*Given task*:
Your task is to repeat the lines below exactly, excluding any pictures they contain.

* start *

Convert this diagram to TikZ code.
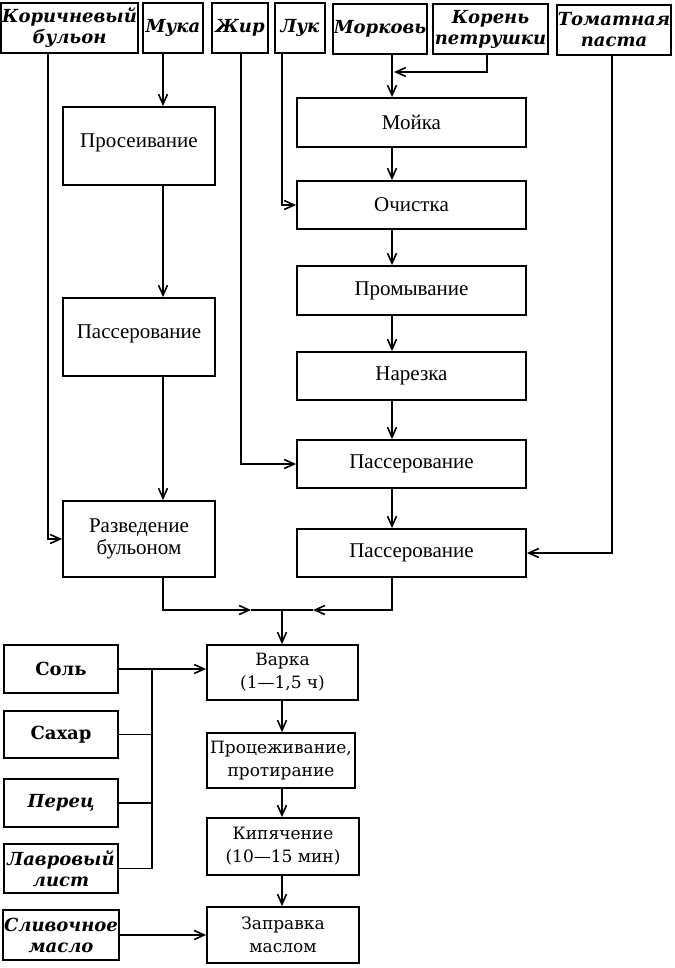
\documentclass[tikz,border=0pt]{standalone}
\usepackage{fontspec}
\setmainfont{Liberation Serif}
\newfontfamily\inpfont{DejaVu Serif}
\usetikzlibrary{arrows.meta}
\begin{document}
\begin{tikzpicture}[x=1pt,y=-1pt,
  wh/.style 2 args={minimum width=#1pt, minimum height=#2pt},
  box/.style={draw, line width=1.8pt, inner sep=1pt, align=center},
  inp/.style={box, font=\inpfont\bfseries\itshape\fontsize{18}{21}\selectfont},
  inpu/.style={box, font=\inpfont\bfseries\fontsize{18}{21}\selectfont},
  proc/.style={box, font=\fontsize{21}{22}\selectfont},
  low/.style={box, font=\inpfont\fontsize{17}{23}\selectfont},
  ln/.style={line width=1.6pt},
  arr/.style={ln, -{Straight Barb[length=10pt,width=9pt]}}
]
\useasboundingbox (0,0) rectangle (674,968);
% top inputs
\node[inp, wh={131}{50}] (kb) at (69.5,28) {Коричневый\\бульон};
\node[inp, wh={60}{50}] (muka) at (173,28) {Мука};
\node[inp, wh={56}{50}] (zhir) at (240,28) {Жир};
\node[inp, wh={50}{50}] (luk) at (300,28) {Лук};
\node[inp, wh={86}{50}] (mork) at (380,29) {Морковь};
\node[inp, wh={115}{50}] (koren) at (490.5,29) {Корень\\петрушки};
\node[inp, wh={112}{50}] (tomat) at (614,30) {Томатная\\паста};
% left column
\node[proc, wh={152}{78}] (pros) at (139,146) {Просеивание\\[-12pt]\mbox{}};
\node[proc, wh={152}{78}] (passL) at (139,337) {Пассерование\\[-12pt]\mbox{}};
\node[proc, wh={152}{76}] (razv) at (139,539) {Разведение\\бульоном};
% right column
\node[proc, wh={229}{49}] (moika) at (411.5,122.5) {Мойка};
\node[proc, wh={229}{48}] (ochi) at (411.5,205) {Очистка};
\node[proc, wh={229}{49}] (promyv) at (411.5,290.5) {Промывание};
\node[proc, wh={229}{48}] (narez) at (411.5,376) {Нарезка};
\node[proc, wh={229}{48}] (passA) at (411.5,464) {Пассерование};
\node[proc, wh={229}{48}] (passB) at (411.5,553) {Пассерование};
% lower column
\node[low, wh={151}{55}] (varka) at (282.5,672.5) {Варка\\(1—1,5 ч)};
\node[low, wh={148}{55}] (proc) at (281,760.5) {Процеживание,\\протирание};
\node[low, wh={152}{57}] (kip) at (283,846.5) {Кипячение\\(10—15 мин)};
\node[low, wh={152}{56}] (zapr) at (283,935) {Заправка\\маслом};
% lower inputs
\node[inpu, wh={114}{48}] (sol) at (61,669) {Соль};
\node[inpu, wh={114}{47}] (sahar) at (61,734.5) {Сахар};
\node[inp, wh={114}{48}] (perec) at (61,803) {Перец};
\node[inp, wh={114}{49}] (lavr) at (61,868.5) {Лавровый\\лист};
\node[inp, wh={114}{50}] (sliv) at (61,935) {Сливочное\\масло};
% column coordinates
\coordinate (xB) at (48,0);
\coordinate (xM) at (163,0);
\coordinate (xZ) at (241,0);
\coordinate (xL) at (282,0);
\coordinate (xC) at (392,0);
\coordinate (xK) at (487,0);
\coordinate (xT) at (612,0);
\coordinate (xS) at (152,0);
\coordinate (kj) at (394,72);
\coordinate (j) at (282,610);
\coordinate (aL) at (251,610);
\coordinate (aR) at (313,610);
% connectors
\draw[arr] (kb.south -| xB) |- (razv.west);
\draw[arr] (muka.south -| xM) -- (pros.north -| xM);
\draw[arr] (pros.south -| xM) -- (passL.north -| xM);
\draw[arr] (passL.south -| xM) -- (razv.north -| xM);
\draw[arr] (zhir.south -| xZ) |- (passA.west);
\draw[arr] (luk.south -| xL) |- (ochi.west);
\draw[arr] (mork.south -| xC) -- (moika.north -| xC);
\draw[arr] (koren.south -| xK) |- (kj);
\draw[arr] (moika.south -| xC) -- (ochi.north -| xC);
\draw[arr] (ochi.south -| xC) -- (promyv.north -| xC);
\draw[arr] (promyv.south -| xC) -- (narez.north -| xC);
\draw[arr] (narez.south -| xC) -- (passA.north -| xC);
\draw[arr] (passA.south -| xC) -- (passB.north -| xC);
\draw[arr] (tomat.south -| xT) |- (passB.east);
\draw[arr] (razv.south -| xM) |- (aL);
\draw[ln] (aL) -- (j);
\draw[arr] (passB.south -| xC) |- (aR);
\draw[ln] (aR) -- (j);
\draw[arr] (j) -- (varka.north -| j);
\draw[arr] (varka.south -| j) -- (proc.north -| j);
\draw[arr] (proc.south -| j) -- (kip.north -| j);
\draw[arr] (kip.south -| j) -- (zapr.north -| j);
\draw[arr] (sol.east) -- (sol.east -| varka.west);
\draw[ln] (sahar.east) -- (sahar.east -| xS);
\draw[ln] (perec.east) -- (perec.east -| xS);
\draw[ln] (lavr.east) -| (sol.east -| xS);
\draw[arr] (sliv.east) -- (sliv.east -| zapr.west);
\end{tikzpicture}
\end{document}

* end *

*Exercise solution*:
Convert this diagram to TikZ code.
\documentclass[tikz,border=0pt]{standalone}
\usepackage{fontspec}
\setmainfont{Liberation Serif}
\newfontfamily\inpfont{DejaVu Serif}
\usetikzlibrary{arrows.meta}
\begin{document}
\begin{tikzpicture}[x=1pt,y=-1pt,
  wh/.style 2 args={minimum width=#1pt, minimum height=#2pt},
  box/.style={draw, line width=1.8pt, inner sep=1pt, align=center},
  inp/.style={box, font=\inpfont\bfseries\itshape\fontsize{18}{21}\selectfont},
  inpu/.style={box, font=\inpfont\bfseries\fontsize{18}{21}\selectfont},
  proc/.style={box, font=\fontsize{21}{22}\selectfont},
  low/.style={box, font=\inpfont\fontsize{17}{23}\selectfont},
  ln/.style={line width=1.6pt},
  arr/.style={ln, -{Straight Barb[length=10pt,width=9pt]}}
]
\useasboundingbox (0,0) rectangle (674,968);
% top inputs
\node[inp, wh={131}{50}] (kb) at (69.5,28) {Коричневый\\бульон};
\node[inp, wh={60}{50}] (muka) at (173,28) {Мука};
\node[inp, wh={56}{50}] (zhir) at (240,28) {Жир};
\node[inp, wh={50}{50}] (luk) at (300,28) {Лук};
\node[inp, wh={86}{50}] (mork) at (380,29) {Морковь};
\node[inp, wh={115}{50}] (koren) at (490.5,29) {Корень\\петрушки};
\node[inp, wh={112}{50}] (tomat) at (614,30) {Томатная\\паста};
% left column
\node[proc, wh={152}{78}] (pros) at (139,146) {Просеивание\\[-12pt]\mbox{}};
\node[proc, wh={152}{78}] (passL) at (139,337) {Пассерование\\[-12pt]\mbox{}};
\node[proc, wh={152}{76}] (razv) at (139,539) {Разведение\\бульоном};
% right column
\node[proc, wh={229}{49}] (moika) at (411.5,122.5) {Мойка};
\node[proc, wh={229}{48}] (ochi) at (411.5,205) {Очистка};
\node[proc, wh={229}{49}] (promyv) at (411.5,290.5) {Промывание};
\node[proc, wh={229}{48}] (narez) at (411.5,376) {Нарезка};
\node[proc, wh={229}{48}] (passA) at (411.5,464) {Пассерование};
\node[proc, wh={229}{48}] (passB) at (411.5,553) {Пассерование};
% lower column
\node[low, wh={151}{55}] (varka) at (282.5,672.5) {Варка\\(1—1,5 ч)};
\node[low, wh={148}{55}] (proc) at (281,760.5) {Процеживание,\\протирание};
\node[low, wh={152}{57}] (kip) at (283,846.5) {Кипячение\\(10—15 мин)};
\node[low, wh={152}{56}] (zapr) at (283,935) {Заправка\\маслом};
% lower inputs
\node[inpu, wh={114}{48}] (sol) at (61,669) {Соль};
\node[inpu, wh={114}{47}] (sahar) at (61,734.5) {Сахар};
\node[inp, wh={114}{48}] (perec) at (61,803) {Перец};
\node[inp, wh={114}{49}] (lavr) at (61,868.5) {Лавровый\\лист};
\node[inp, wh={114}{50}] (sliv) at (61,935) {Сливочное\\масло};
% column coordinates
\coordinate (xB) at (48,0);
\coordinate (xM) at (163,0);
\coordinate (xZ) at (241,0);
\coordinate (xL) at (282,0);
\coordinate (xC) at (392,0);
\coordinate (xK) at (487,0);
\coordinate (xT) at (612,0);
\coordinate (xS) at (152,0);
\coordinate (kj) at (394,72);
\coordinate (j) at (282,610);
\coordinate (aL) at (251,610);
\coordinate (aR) at (313,610);
% connectors
\draw[arr] (kb.south -| xB) |- (razv.west);
\draw[arr] (muka.south -| xM) -- (pros.north -| xM);
\draw[arr] (pros.south -| xM) -- (passL.north -| xM);
\draw[arr] (passL.south -| xM) -- (razv.north -| xM);
\draw[arr] (zhir.south -| xZ) |- (passA.west);
\draw[arr] (luk.south -| xL) |- (ochi.west);
\draw[arr] (mork.south -| xC) -- (moika.north -| xC);
\draw[arr] (koren.south -| xK) |- (kj);
\draw[arr] (moika.south -| xC) -- (ochi.north -| xC);
\draw[arr] (ochi.south -| xC) -- (promyv.north -| xC);
\draw[arr] (promyv.south -| xC) -- (narez.north -| xC);
\draw[arr] (narez.south -| xC) -- (passA.north -| xC);
\draw[arr] (passA.south -| xC) -- (passB.north -| xC);
\draw[arr] (tomat.south -| xT) |- (passB.east);
\draw[arr] (razv.south -| xM) |- (aL);
\draw[ln] (aL) -- (j);
\draw[arr] (passB.south -| xC) |- (aR);
\draw[ln] (aR) -- (j);
\draw[arr] (j) -- (varka.north -| j);
\draw[arr] (varka.south -| j) -- (proc.north -| j);
\draw[arr] (proc.south -| j) -- (kip.north -| j);
\draw[arr] (kip.south -| j) -- (zapr.north -| j);
\draw[arr] (sol.east) -- (sol.east -| varka.west);
\draw[ln] (sahar.east) -- (sahar.east -| xS);
\draw[ln] (perec.east) -- (perec.east -| xS);
\draw[ln] (lavr.east) -| (sol.east -| xS);
\draw[arr] (sliv.east) -- (sliv.east -| zapr.west);
\end{tikzpicture}
\end{document}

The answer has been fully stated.